# Hooking a DVD player up to a laptop to watch films



## aperi (Feb 6, 2009)

Hi
Don't know if I've put this in the right place, so please move it if it's not. 
I recently moved back to the UK after living in the US for five years, which means that roughly half my DVDs are region 1 and half are region 2. I just moved into university accommodation with very limited space and so was planning on using my laptop as my DVD player/TV. Trouble is, the laptop has Vista, and I'm running out of region changes. Is it possible to hook a multi-region DVD player up to the laptop so that the picture from the DVD player appears on the laptop screen? 
The computer is a 2 year old Gateway with Vista Basic.
Thanks for any help or suggestions you can provide, I'm getting really sick of not being able to watch half my movies!


----------



## cwwozniak (Nov 29, 2005)

Hi aperi, and welcome to TSG.

If the multi-region DVD player you are talking about is a stand alone unit made to play through a regular TV set, the answer is probably going to be "no. Most typical laptop computers do not have a video input jack.

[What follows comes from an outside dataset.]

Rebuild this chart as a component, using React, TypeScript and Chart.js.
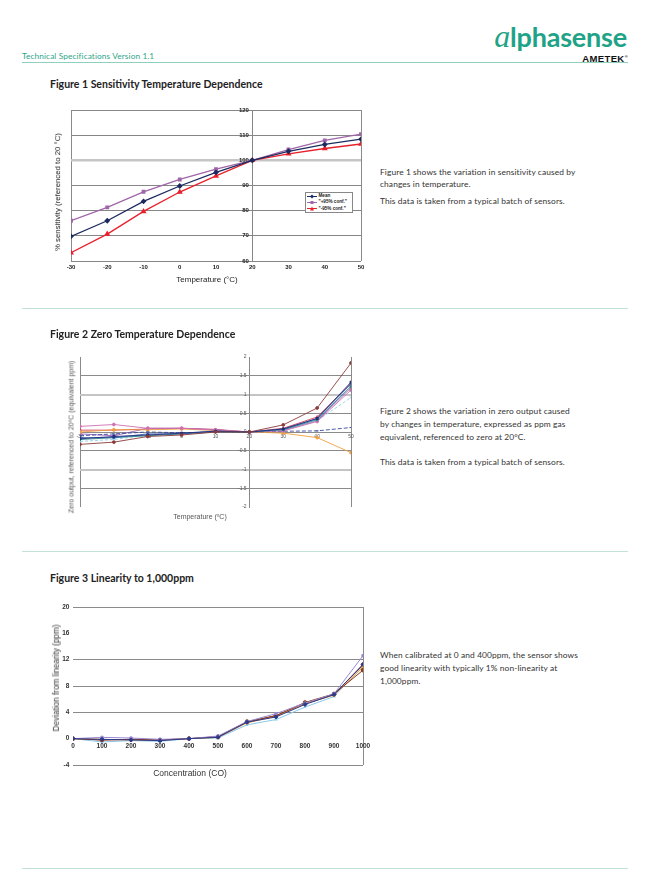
import React, { useEffect, useRef } from "react";
import { Chart, registerables } from "chart.js";
Chart.register(...registerables);

// ---------- Figure 1 data ----------
const fig1Temps = [-30, -20, -10, 0, 10, 20, 30, 40, 50];
const fig1Mean = [69.8, 76, 83.7, 89.8, 95.2, 100, 103.6, 106.3, 108.4];
const fig1Upper = [76, 81.3, 87.5, 92.4, 96.5, 100, 104.3, 107.9, 110.4];
const fig1Lower = [63.3, 70.7, 79.7, 87.4, 93.8, 100, 102.6, 104.7, 106.5];
const fig1Names = ["Mean", "\"+95% conf.\"", "\"-95% conf.\""];

// ---------- Figure 2 data ----------
const fig2Temps = [-30, -20, -10, 0, 10, 20, 30, 40, 50];
const fig2S1 = [-0.33, -0.27, -0.12, -0.08, 0.0, 0, 0.19, 0.64, 1.84];
const fig2S2 = [-0.18, -0.12, -0.08, -0.03, 0.02, 0, 0.08, 0.36, 1.33];
const fig2S3 = [-0.15, -0.15, -0.05, -0.05, 0.03, 0, 0.08, 0.36, 1.28];
const fig2S4 = [-0.2, -0.15, -0.1, -0.05, 0.0, 0, 0.06, 0.33, 1.22];
const fig2S5 = [0.15, 0.2, 0.1, 0.1, 0.05, 0, 0.03, 0.28, 1.12];
const fig2S6 = [-0.25, -0.2, -0.08, -0.05, 0.0, 0, 0.05, 0.3, 0.92];
const fig2S7 = [-0.1, -0.05, 0.0, -0.02, 0.0, 0, 0.02, 0.03, 0.12];
const fig2S8 = [0.0, 0.06, 0.06, 0.08, 0.04, 0, -0.03, -0.15, -0.55];
const fig2S9 = [-0.05, -0.1, 0.1, 0.1, 0.06, 0, 0.04, 0.3, 1.18];
const fig2S10 = [0.05, 0.05, 0.08, 0.1, 0.07, 0, 0.1, 0.4, 1.3];

// ---------- Figure 3 data ----------
const fig3Conc = [0, 100, 200, 300, 400, 500, 600, 700, 800, 900, 1000];
const fig3A = [0, -0.1, -0.2, -0.3, 0, 0.2, 2.5, 3.3, 5.2, 6.7, 11.3];
const fig3B = [0, 0.2, 0.1, -0.1, 0, 0.4, 2.6, 3.8, 5.4, 6.8, 12.6];
const fig3C = [0, -0.2, -0.1, -0.2, 0, 0.3, 2.6, 3.5, 5.5, 6.8, 10.4];
const fig3D = [0, -0.1, -0.2, -0.2, 0, 0.2, 2.4, 3.4, 5.3, 6.6, 10.9];
const fig3E = [0, -0.5, -0.3, -0.4, 0, 0.1, 2.1, 2.9, 4.8, 6.4, 11.0];
const fig3F = [0, -0.2, -0.1, -0.2, 0, 0.3, 2.5, 3.5, 5.3, 6.7, 11.2];

const CF = "'Liberation Sans', Arial, sans-serif";
const PF = "Lato, 'Open Sans', sans-serif";

const pts = (xs: number[], ys: number[]) => xs.map((x, i) => ({ x, y: ys[i] }));

function ChartBox(props: { left: number; top: number; width: number; height: number; config: any }) {
  const ref = useRef<HTMLCanvasElement | null>(null);
  useEffect(() => {
    if (!ref.current) return;
    const c = new Chart(ref.current, props.config);
    return () => c.destroy();
  }, []);
  return (
    <div style={{ position: "absolute", left: props.left, top: props.top, width: props.width, height: props.height }}>
      <canvas ref={ref} style={{ display: "block" }} />
    </div>
  );
}

const baseOpts = (padding: any) => ({
  responsive: true,
  maintainAspectRatio: false,
  animation: false,
  layout: { padding },
  plugins: { legend: { display: false }, tooltip: { enabled: false } },
  elements: { line: { tension: 0 } },
});

const fig1Config = {
  type: "line",
  data: {
    datasets: [
      { label: fig1Names[0], data: pts(fig1Temps, fig1Mean), borderColor: "#1c2a5e", backgroundColor: "#1c2a5e", borderWidth: 1.3, pointStyle: "rectRot", pointRadius: 2 },
      { label: fig1Names[1], data: pts(fig1Temps, fig1Upper), borderColor: "#a066a8", backgroundColor: "#a066a8", borderWidth: 1.3, pointStyle: "rect", pointRadius: 1.8 },
      { label: fig1Names[2], data: pts(fig1Temps, fig1Lower), borderColor: "#e8202a", backgroundColor: "#e8202a", borderWidth: 1.3, pointStyle: "triangle", pointRadius: 2.2 },
    ],
  },
  options: {
    ...baseOpts({ left: 31, top: 10, right: 19, bottom: 19 }),
    scales: {
      x: {
        type: "linear", min: -30, max: 50, position: { y: 60 },
        ticks: { stepSize: 10, padding: 3, color: "#222", font: { size: 6, weight: "bold", family: CF }, maxRotation: 0, autoSkip: false },
        grid: { drawTicks: false, color: (c: any) => (c.tick && (c.tick.value === -30 || c.tick.value === 50) ? "#8a8a8a" : "rgba(0,0,0,0)"), lineWidth: 1 },
        border: { display: false },
      },
      y: {
        type: "linear", min: 60, max: 120, position: { x: 20 },
        ticks: { stepSize: 10, color: "#222", font: { size: 6, weight: "bold", family: CF }, callback: (v: any) => v + "  " },
        grid: {
          drawTicks: false,
          color: (c: any) => (c.tick && c.tick.value === 100 ? "#c6c6c6" : "#868686"),
          lineWidth: (c: any) => (c.tick && c.tick.value === 100 ? 2.5 : 1),
        },
        border: { display: true, color: "#868686", width: 1 },
      },
    },
  },
};

const fig2Series = [
  { d: fig2S1, c: "#8b3a3a", p: "circle", dash: [] },
  { d: fig2S2, c: "#1f2f7a", p: "rect", dash: [] },
  { d: fig2S3, c: "#4060b0", p: "triangle", dash: [] },
  { d: fig2S4, c: "#2a8a8a", p: "rectRot", dash: [] },
  { d: fig2S5, c: "#d070b0", p: "circle", dash: [] },
  { d: fig2S6, c: "#8fd0e8", p: "crossRot", dash: [3, 2] },
  { d: fig2S7, c: "#3a4a9a", p: "line", dash: [4, 2] },
  { d: fig2S8, c: "#f0a040", p: "circle", dash: [] },
  { d: fig2S9, c: "#9a60c0", p: "rect", dash: [] },
  { d: fig2S10, c: "#d04060", p: "triangle", dash: [] },
];

const fig2Config = {
  type: "line",
  data: {
    datasets: fig2Series.map((s, i) => ({
      label: "Sensor " + (i + 1), data: pts(fig2Temps, s.d), borderColor: s.c, backgroundColor: s.c,
      borderWidth: 0.9, borderDash: s.dash, pointStyle: s.p, pointRadius: 1.4,
    })),
  },
  options: {
    ...baseOpts({ left: 30, top: 12, right: 19, bottom: 13 }),
    scales: {
      x: {
        type: "linear", min: -30, max: 50, position: { y: 0 },
        ticks: { stepSize: 10, padding: 2, color: "#555", font: { size: 5, family: CF }, maxRotation: 0, autoSkip: false },
        grid: { drawTicks: false, color: (c: any) => (c.tick && (c.tick.value === -30 || c.tick.value === 50) ? "#8a8a8a" : "rgba(0,0,0,0)"), lineWidth: 1 },
        border: { display: false },
      },
      y: {
        type: "linear", min: -2, max: 2, position: { x: 20 },
        ticks: { stepSize: 0.5, color: "#555", font: { size: 5, family: CF }, callback: (v: any) => v + "  " },
        grid: {
          drawTicks: false,
          color: (c: any) => {
            const v = c.tick ? c.tick.value : 0;
            if (v === 2 || v === -2) return "rgba(0,0,0,0)";
            if (v === 1 || v === -1) return "#c4c4c4";
            return "#8a8a8a";
          },
          lineWidth: (c: any) => (c.tick && (c.tick.value === 1 || c.tick.value === -1) ? 2 : 1),
        },
        border: { display: true, color: "#8a8a8a", width: 1 },
      },
    },
  },
};

const fig3Series = [
  { d: fig3A, c: "#2b3a8c", p: "rectRot", r: 2 },
  { d: fig3B, c: "#9a8ad0", p: "rect", r: 1.6 },
  { d: fig3C, c: "#8a3a1a", p: "circle", r: 1.8 },
  { d: fig3D, c: "#f0a030", p: "triangle", r: 1.8 },
  { d: fig3E, c: "#8ac8e8", p: "crossRot", r: 1.8 },
  { d: fig3F, c: "#a02040", p: "circle", r: 1.6 },
];

const fig3Config = {
  type: "line",
  data: {
    datasets: fig3Series.map((s, i) => ({
      label: "Sensor " + (i + 1), data: pts(fig3Conc, s.d), borderColor: s.c, backgroundColor: s.c,
      borderWidth: 1, pointStyle: s.p, pointRadius: s.r,
    })),
  },
  options: {
    ...baseOpts({ left: 33, top: 12, right: 17, bottom: 15 }),
    scales: {
      x: {
        type: "linear", min: 0, max: 1000, position: { y: 0 },
        ticks: { stepSize: 100, padding: 4, color: "#333", font: { size: 6.5, weight: "bold", family: CF }, maxRotation: 0, autoSkip: false, callback: (v: any) => String(v) },
        grid: { drawTicks: false, color: (c: any) => (c.tick && c.tick.value === 1000 ? "#8a8a8a" : "rgba(0,0,0,0)"), lineWidth: 1 },
        border: { display: false },
      },
      y: {
        type: "linear", min: -4, max: 20, position: { x: 0 },
        ticks: { stepSize: 4, color: "#333", font: { size: 6.5, weight: "bold", family: CF }, callback: (v: any) => v + "  " },
        grid: {
          drawTicks: false,
          color: (c: any) => (c.tick && (c.tick.value === 16 || c.tick.value === 0) ? "rgba(0,0,0,0)" : "#8a8a8a"),
          lineWidth: 1,
        },
        border: { display: false },
      },
    },
  },
};

const Txt = (p: { x: number; cy: number; size: number; children: any; color?: string; bold?: boolean; family?: string; style?: any }) => (
  <div
    style={{
      position: "absolute", left: p.x, top: p.cy - p.size * 0.6, fontSize: p.size, lineHeight: p.size * 1.2 + "px",
      color: p.color || "#333", fontWeight: p.bold ? 700 : 400, fontFamily: p.family || PF, whiteSpace: "nowrap", ...(p.style || {}),
    }}
  >
    {p.children}
  </div>
);

const Body = (p: { cy: number; children: any }) => (
  <Txt x={380} cy={p.cy} size={8.4} color="#333" style={{ letterSpacing: 0.1 }}>{p.children}</Txt>
);

const CTxt = (p: { cx: number; cy: number; size: number; children: any; rotate?: boolean; color?: string; bold?: boolean }) => (
  <div
    style={{
      position: "absolute", left: p.cx, top: p.cy, fontSize: p.size, lineHeight: 1, color: p.color || "#222",
      fontFamily: CF, fontWeight: p.bold ? 700 : 400, whiteSpace: "nowrap",
      transform: "translate(-50%,-50%)" + (p.rotate ? " rotate(-90deg)" : ""),
    }}
  >
    {p.children}
  </div>
);

const Rule = (p: { y: number; color: string }) => (
  <div style={{ position: "absolute", left: 22, top: p.y, width: 606, height: 1, background: p.color }} />
);

function LegendRow(p: { color: string; shape: string; label: string }) {
  let marker: any = null;
  if (p.shape === "rectRot") marker = <polygon points="5,0.5 7,2.5 5,4.5 3,2.5" fill={p.color} />;
  else if (p.shape === "rect") marker = <rect x="3.5" y="1" width="3" height="3" fill={p.color} />;
  else marker = <polygon points="5,0.5 7,4.5 3,4.5" fill={p.color} />;
  return (
    <div style={{ display: "flex", alignItems: "center", height: 6.2, whiteSpace: "nowrap" }}>
      <svg width="10" height="5" style={{ display: "block", marginRight: 1.5, flex: "none" }}>
        <line x1="0" y1="2.5" x2="10" y2="2.5" stroke={p.color} strokeWidth="1" />
        {marker}
      </svg>
      <span style={{ fontSize: 4.6, fontFamily: CF, fontWeight: 700, color: "#222", lineHeight: 1, whiteSpace: "nowrap" }}>{p.label}</span>
    </div>
  );
}

export default function App() {
  return (
    <div style={{ position: "absolute", left: 0, top: 0, width: 650, height: 881, background: "#fff", overflow: "hidden" }}>
      {/* header */}
      <Txt x={22} cy={57} size={8.3} color="#2fa58b" style={{ letterSpacing: 0.1 }}>Technical Specifications Version 1.1</Txt>
      <div style={{ position: "absolute", left: 22, top: 62, width: 606, height: 1, background: "#8fcfbd" }} />
      <div style={{ position: "absolute", right: 23, top: 21, fontSize: 27, lineHeight: "31px", fontWeight: 700, color: "#1fa386", fontFamily: PF, letterSpacing: -0.2 }}>
        <span style={{ fontFamily: "'Liberation Serif', serif", fontStyle: "italic", fontWeight: 400, fontSize: 32 }}>a</span>lphasense
      </div>
      <div style={{ position: "absolute", right: 22, top: 52, fontSize: 9.5, lineHeight: "10px", fontWeight: 900, color: "#111", fontFamily: CF, letterSpacing: 0.4 }}>
        AMETEK<sup style={{ fontSize: 4 }}>®</sup>
      </div>

      {/* Figure 1 */}
      <Txt x={50} cy={84} size={10.5} bold color="#222">Figure 1 Sensitivity Temperature Dependence</Txt>
      <ChartBox left={40} top={100} width={340} height={180} config={fig1Config} />
      <CTxt cx={58} cy={192} size={7.8} rotate>% sensitivity  (referenced to 20 °C)</CTxt>
      <CTxt cx={207} cy={280} size={8}>Temperature (°C)</CTxt>
      <div style={{ position: "absolute", left: 305, top: 192, width: 48, height: 21, border: "1px solid #888", background: "#fff", boxSizing: "border-box", padding: "0.5px 1px", overflow: "hidden" }}>
        <LegendRow color="#1c2a5e" shape="rectRot" label={fig1Names[0]} />
        <LegendRow color="#a066a8" shape="rect" label={fig1Names[1]} />
        <LegendRow color="#e8202a" shape="triangle" label={fig1Names[2]} />
      </div>
      <Body cy={172}>Figure 1 shows the variation in sensitivity caused by</Body>
      <Body cy={184}>changes in temperature.</Body>
      <Body cy={201}>This data is taken from a typical batch of sensors.</Body>
      <Rule y={308} color="#c3e3da" />

      {/* Figure 2 */}
      <Txt x={50} cy={334} size={10.5} bold color="#222">Figure 2 Zero Temperature Dependence</Txt>
      <ChartBox left={50} top={345} width={320} height={175} config={fig2Config} />
      <CTxt cx={71} cy={437} size={7} rotate color="#555">Zero output, referenced to 20ºC (equivalent ppm)</CTxt>
      <CTxt cx={200} cy={516} size={7} color="#555">Temperature (ºC)</CTxt>
      <Body cy={411}>Figure 2 shows the variation in zero output caused</Body>
      <Body cy={424}>by changes in temperature, expressed as ppm gas</Body>
      <Body cy={437}>equivalent, referenced to zero at 20°C.</Body>
      <Body cy={462}>This data is taken from a typical batch of sensors.</Body>
      <Rule y={551} color="#c3e3da" />

      {/* Figure 3 */}
      <Txt x={50} cy={578} size={10.5} bold color="#222">Figure 3 Linearity to 1,000ppm</Txt>
      <ChartBox left={40} top={595} width={340} height={185} config={fig3Config} />
      <CTxt cx={57} cy={678} size={8.2} rotate color="#333">Deviation from linearity (ppm)</CTxt>
      <CTxt cx={190} cy={773} size={8.5} color="#333">Concentration (CO)</CTxt>
      <Body cy={655}>When calibrated at 0 and 400ppm, the sensor shows</Body>
      <Body cy={668}>good linearity with typically 1% non-linearity at</Body>
      <Body cy={681}>1,000ppm.</Body>
      <Rule y={868} color="#c3e3da" />
    </div>
  );
}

If you have an open USB 2 port on the laptop, you may wish to look into using an external USB connected DVD drive. You could have the laptop's drive to play your USA Region 1 discs and the external one set to play your UK discs through the laptop.


----------



## aperi (Feb 6, 2009)

Hi cwwozniak,
Thanks for the welcome and advice. Yes, I do have open USB2 ports, so the external DVD drive sounds good. Is there anything I need to know about USB DVD drives before I rush out and buy one? (Are they compatible with all laptops, any major and expensive pitfalls, that kind of stuff) Also, will Vista restrict the external drive to one region only or will it be able to play different regions? Only reason I'm asking is because I'll almost certainly end up living abroad again at some point soon, and I don't want to have to have a DVD drive for every region!
Sorry for all the questions - like I said, I don't have much experience with this kind of thing.
Thanks again for helping


----------



## cwwozniak (Nov 29, 2005)

It has been a while since I looked into it but I believe that the region code restrictions are part of the DVD drive's firmware. The operating system can read back the current setting and also read back how many more changes are permitted. If changes are still permitted for the given drive, the operating system will let you change it. I have no idea how Windows behaves when using a region free drive. When relocating to a country with a different DVD region code, you would need to decide if you wanted to buy a new external drive for the that region or just continue to view the discs you have.


----------



## Zygmo (Feb 21, 2009)

Go online to one of the freeware sites (Seems like one is called freewarefiles, or freeware.com....something like that)and look through the Video section. I have seen some software at those sites that should solve your problem.


----------



## StumpedTechy (Jul 7, 2004)

Yeah there is a ton of software that removes region restrictions. Which I think is one of the most bogus practices of DVD creation. If your buying a DVD product why does the manufacturer really care WHERE you play it. I do understand the whole PAL/NTSC thing and that part doesn't flame me 1/2 as much as this lame practice.

From Wiki -


> Region code enforcement has been discussed as a possible violation of World Trade Organization free trade agreements or competition law.[6] The Australian Competition and Consumer Commission (ACCC) has warned that DVD players that enforce region coding may violate their Trade Practices Act.[7][8][9] The government of New Zealand is also considering a similar ruling.[10] This means that all DVD players sold in those territories have to be region-free.


I wish more places were like Austrailia and relize how bogus region encoding is.



> Most freeware and open source DVD players, such as VLC, ignore region coding. Most commercial players are locked to a region code, but can be easily changed with software.
> 
> Other software, known as DVD region killers, transparently remove (or hide) the DVD region code from the software player. Some can also work around locked RPC-2 firmware.


Do a Google search on DVD region killers


----------